After June 20, 1981, at the height of repression and execution in Iran, Fariba went into hiding. Although the regime sought to arrest PMOI members and supporters, she continued her activities without fear or doubt. She wanted to break the silence and tyranny that reigned in society.
A victorious breakthrough from the harsh test of torture and imprisonment
Fariba Dashti was 18 years old when she was arrested by the Revolutionary Guard Corps (IRGC) and sent to Evin Prison. She was rebellious and had a fighting spirit. She was subjected to all kinds of torture in prison for defending the PMOI and the Iranian people’s cause for freedom. Time in prison and torture had no effect on this young woman’s determination and motivation; on the contrary, they turned her into a beacon for other prisoners to follow.
The prison walls yearned to hear her sigh. The whip and torture bed felt ashamed by her resistance, but she had sworn to symbolize the glorious laughter of a conqueror and only speak the word “freedom.”
Fariba’s loving smiles were like a call of victory in the face of the thick stone walls of Evin Prison.

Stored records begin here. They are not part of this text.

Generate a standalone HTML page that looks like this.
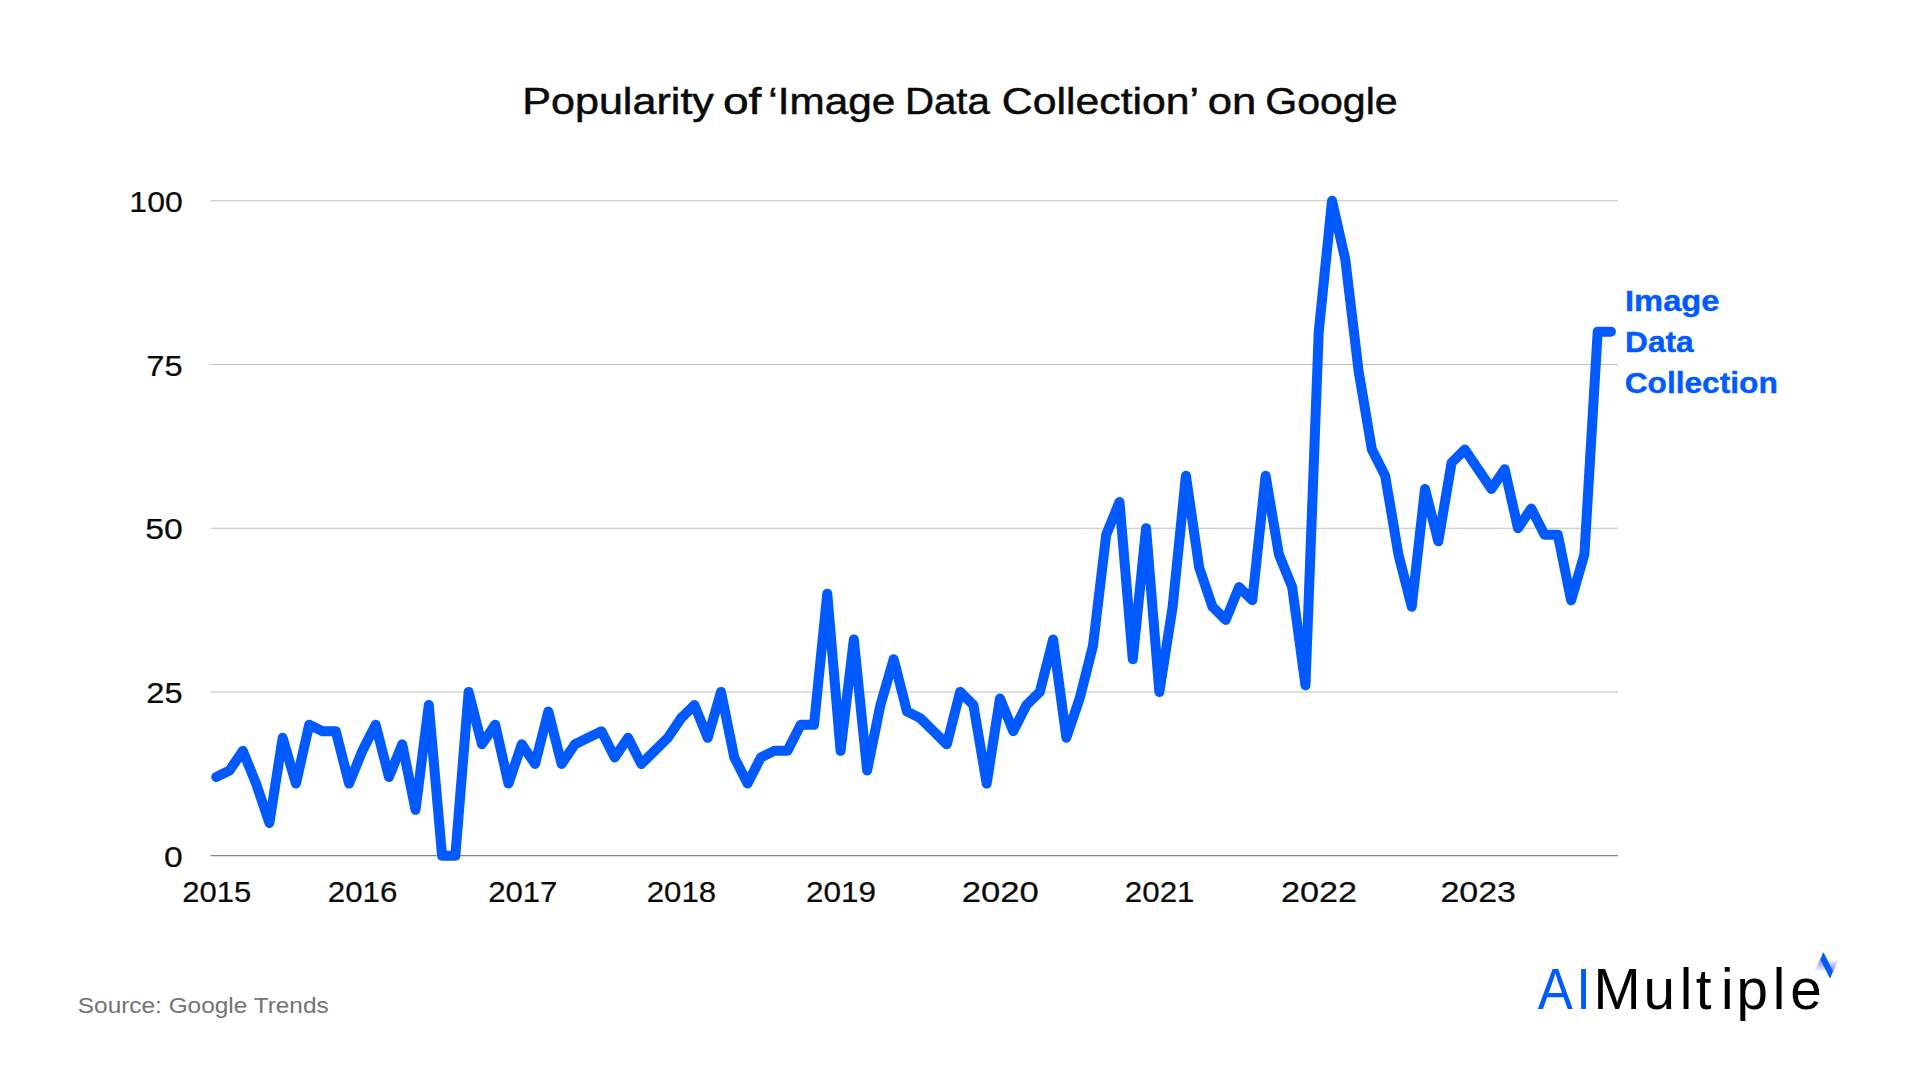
<!DOCTYPE html>
<html><head><meta charset="utf-8"><title>Popularity of Image Data Collection on Google</title>
<style>
html,body{margin:0;padding:0;background:#fff;}
body{width:1920px;height:1080px;overflow:hidden;position:relative;font-family:"Liberation Sans",sans-serif;}
svg{position:absolute;left:0;top:0;}
text{font-family:"Liberation Sans",sans-serif;}
.t{font-size:37.4px;fill:#0a0a0a;stroke:#0a0a0a;stroke-width:0.5px;}
.a{font-size:30.4px;fill:#0a0a0a;stroke:#0a0a0a;stroke-width:0.22px;}
.l{font-size:29.6px;font-weight:bold;fill:#005aff;stroke:#005aff;stroke-width:0.4px;}
.s{font-size:21.6px;fill:#737373;}
.ai{font-size:56.6px;fill:#005aff;}
.m{font-size:56.6px;fill:#000;}
</style></head><body>
<svg width="1920" height="1080" viewBox="0 0 1920 1080">
<defs>
<linearGradient id="wl" gradientUnits="userSpaceOnUse" x1="0" y1="958" x2="0" y2="972"><stop offset="0" stop-color="#6464ff" stop-opacity="0.9"/><stop offset="1" stop-color="#6464ff" stop-opacity="0"/></linearGradient>
<linearGradient id="wr" gradientUnits="userSpaceOnUse" x1="0" y1="959" x2="0" y2="972.5"><stop offset="0" stop-color="#6464ff" stop-opacity="0"/><stop offset="1" stop-color="#6464ff" stop-opacity="0.9"/></linearGradient>
</defs>
<g stroke="#bfbfbf" stroke-width="1">
<line x1="210.5" x2="1618" y1="200.75" y2="200.75"/>
<line x1="210.5" x2="1618" y1="364.5" y2="364.5"/>
<line x1="210.5" x2="1618" y1="528.25" y2="528.25"/>
<line x1="210.5" x2="1618" y1="692" y2="692"/>
</g>
<line x1="210.5" x2="1618" y1="855.65" y2="855.65" stroke="#858585" stroke-width="1.3"/>
<text class="t" transform="translate(522.15,113.70) scale(1.1536,1)">Popularity</text>
<text class="t" transform="translate(722.90,113.70) scale(1.2342,1)">of</text>
<text class="t" transform="translate(768.36,113.70) scale(1.1306,1)">‘Image</text>
<text class="t" transform="translate(904.88,113.70) scale(1.0755,1)">Data</text>
<text class="t" transform="translate(1001.86,113.70) scale(1.1433,1)">Collection’</text>
<text class="t" transform="translate(1207.65,113.70) scale(1.1670,1)">on</text>
<text class="t" transform="translate(1265.19,113.70) scale(1.0990,1)">Google</text>
<text class="a" transform="translate(129.36,211.90) scale(1.0528,1)">100</text>
<text class="a" transform="translate(146.37,375.65) scale(1.0739,1)">75</text>
<text class="a" transform="translate(145.15,539.40) scale(1.1111,1)">50</text>
<text class="a" transform="translate(146.37,703.15) scale(1.0739,1)">25</text>
<text class="a" transform="translate(163.99,866.90) scale(1.1077,1)">0</text>
<text class="a" transform="translate(182.20,902.10) scale(1.0191,1)">2015</text>
<text class="a" transform="translate(327.84,902.10) scale(1.0283,1)">2016</text>
<text class="a" transform="translate(488.14,902.10) scale(1.0246,1)">2017</text>
<text class="a" transform="translate(646.74,902.10) scale(1.0260,1)">2018</text>
<text class="a" transform="translate(806.02,902.10) scale(1.0370,1)">2019</text>
<text class="a" transform="translate(961.67,902.10) scale(1.1383,1)">2020</text>
<text class="a" transform="translate(1124.83,902.10) scale(1.0308,1)">2021</text>
<text class="a" transform="translate(1281.04,902.10) scale(1.1243,1)">2022</text>
<text class="a" transform="translate(1440.40,902.10) scale(1.1168,1)">2023</text>
<text class="l" transform="translate(1625.04,311.00) scale(1.1036,1)">Image</text>
<text class="l" transform="translate(1625.10,351.90) scale(1.0702,1)">Data</text>
<text class="l" transform="translate(1624.63,392.70) scale(1.0715,1)">Collection</text>
<text class="s" transform="translate(77.82,1012.50) scale(1.1298,1)">Source: Google Trends</text>
<text class="ai" transform="translate(1537.80,1009.3) scale(0.93,1)"><tspan x="0.00">A</tspan><tspan x="41.36">I</tspan></text>
<text class="m" transform="translate(1593.57,1009.3) scale(1.0,1)"><tspan x="0.00">M</tspan><tspan x="49.93">u</tspan><tspan x="86.13">l</tspan><tspan x="102.11">t</tspan><tspan x="127.43">i</tspan><tspan x="143.03">p</tspan><tspan x="179.28">l</tspan><tspan x="196.66">e</tspan></text>
<polyline fill="none" stroke="#005aff" stroke-width="10" stroke-linejoin="round" stroke-linecap="round" points="216.25,777.06 229.53,770.51 242.82,750.87 256.10,783.61 269.38,822.90 282.66,737.77 295.95,783.61 309.23,724.67 322.51,731.22 335.80,731.22 349.08,783.61 362.36,750.87 375.65,724.67 388.93,777.06 402.21,744.32 415.50,809.81 428.78,705.02 442.06,855.65 455.34,855.65 468.63,691.92 481.91,744.32 495.19,724.67 508.48,783.61 521.76,744.32 535.04,763.96 548.33,711.57 561.61,763.96 574.89,744.32 588.17,737.77 601.46,731.22 614.74,757.41 628.02,737.77 641.31,763.96 654.59,750.87 667.87,737.77 681.15,718.12 694.44,705.02 707.72,737.77 721.00,691.92 734.29,757.41 747.57,783.61 760.85,757.41 774.14,750.87 787.42,750.87 800.70,724.67 813.99,724.67 827.27,593.69 840.55,750.87 853.83,639.53 867.12,770.51 880.40,705.02 893.68,659.18 906.97,711.57 920.25,718.12 933.53,731.22 946.81,744.32 960.10,691.92 973.38,705.02 986.66,783.61 999.95,698.47 1013.23,731.22 1026.51,705.02 1039.80,691.92 1053.08,639.53 1066.36,737.77 1079.64,698.47 1092.93,646.08 1106.21,534.75 1119.49,502.00 1132.78,659.18 1146.06,528.20 1159.34,691.92 1172.63,606.79 1185.91,475.81 1199.19,567.49 1212.47,606.79 1225.76,619.89 1239.04,587.14 1252.32,600.24 1265.61,475.81 1278.89,554.40 1292.17,587.14 1305.46,685.38 1318.74,331.73 1332.02,200.75 1345.31,259.69 1358.59,371.02 1371.87,449.61 1385.15,475.81 1398.44,554.40 1411.72,606.79 1425.00,488.91 1438.29,541.30 1451.57,462.71 1464.85,449.61 1478.13,469.26 1491.42,488.91 1504.70,469.26 1517.98,528.20 1531.27,508.55 1544.55,534.75 1557.83,534.75 1571.12,600.24 1584.40,554.40 1597.68,331.73 1610.96,331.73"/>
<g id="icon">
<polygon points="1821.5,956.3 1814.4,971.9 1826.8,971.9" fill="url(#wl)"/>
<polygon points="1832.3,973.2 1838.9,959 1826.8,959" fill="url(#wr)"/>
<polygon points="1823.4,953.5 1832.0,970.8 1830.1,977.2 1821.2,959.8" fill="#005aff" stroke="#005aff" stroke-width="1.4" stroke-linejoin="round"/>
</g>
</svg>
</body></html>
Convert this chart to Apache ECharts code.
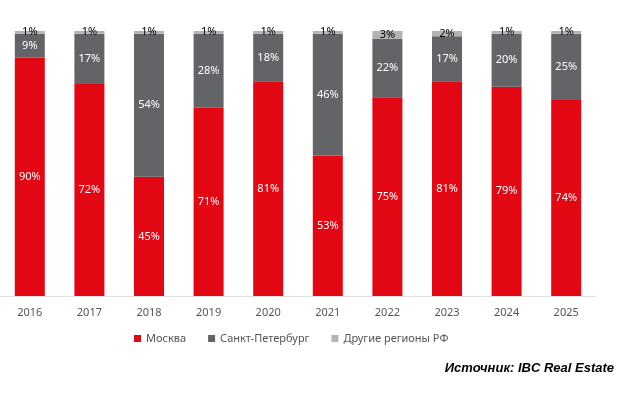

Even torture could not silence her joyful laughter.
Fariba Dashti spent hours mocking her interrogators to make her cellmates happy. Every time she walked into the ward, she would break the silent atmosphere to give her cellmates hope and vitality. All this rose from Fariba’s invincible faith and will.
A memory of Fariba Dashti by one of her cellmates is as follows: “Fariba Dashti was continuously punished, and before her execution, they took her to a locked ward. She spent 5 months in that ward. The ward contained small rooms, each jam-packed with prisoners. The doors in this ward were only opened and closed three times a day to serve meals. Prisoners were restricted from taking a walk outside and having fresh air.
“Every day, the main door would open, and new prisoners were brought inside. Most of the time, the door would be opened with great difficulty because there were so many prisoners behind it. The ward in which Fariba Dashti and a few others were held captive was a typical apartment with a lounge and two small rooms. It had a bathroom and a toilet and had been used as Evin’s administrative section during the Shah’s time. One of the rooms still had a door sign, ‘Archive,’ on it.
“It was a small, closed space, agonizingly and suffocatingly hot, with prisoners packed into a small room… These matters, however, did not disturb Fariba. She tried her best to make everyone forget they were inside a prison.
“So, every contact with the enemy was grounds for making a story and a joke to ridicule the guards. Fariba did not leave anything out, she had said that everything from the enemy’s side was a joke to her. That is how she was always cheerful and obviously the reason everybody gathered around her and loved her very much. They were motivated by her humor and sometimes their laughter could be heard for hours. But this also caused a lot of trouble for Fariba.”
Fariba Dashti was imprisoned with other heroines such as Susan Salehi, Tahmineh Sotoudeh, Forouzan Abdi, Nahid Tahsili, Roghieh Akbari Monfared, Parvin Haeri, Mahdokht Mohammadizadeh, Azam Attarzadeh, Ashraf Fadaii, Farangis Keyvani, Shekar Mohammadzadeh, Senobar Ghorbani, and many more. They were all symbols of courage and resistance under all circumstances.
They suffered from not having the least means of living and the deprivation of breathing fresh air. They experienced hardships and torture solely for the people of their homeland to be free.
Fariba Dashti, like all the other heroic women, ridiculed the prison, the torturers, and torture itself until the very last days of her life.
After years of torture, with Khomeini’s fatwa, she was sent to the execution chamber in the summer of 1988. Fariba Dashti was taken to the gallows bearing a conqueror’s smile, and she joined the galaxy of martyrs, including her brother Hooman, who had been executed before her.
All those women who died for freedom, those loving souls, stood tall to Khomeini’s fatwa of death so that today the glory of their names would embody the true meaning of life to every Iranian.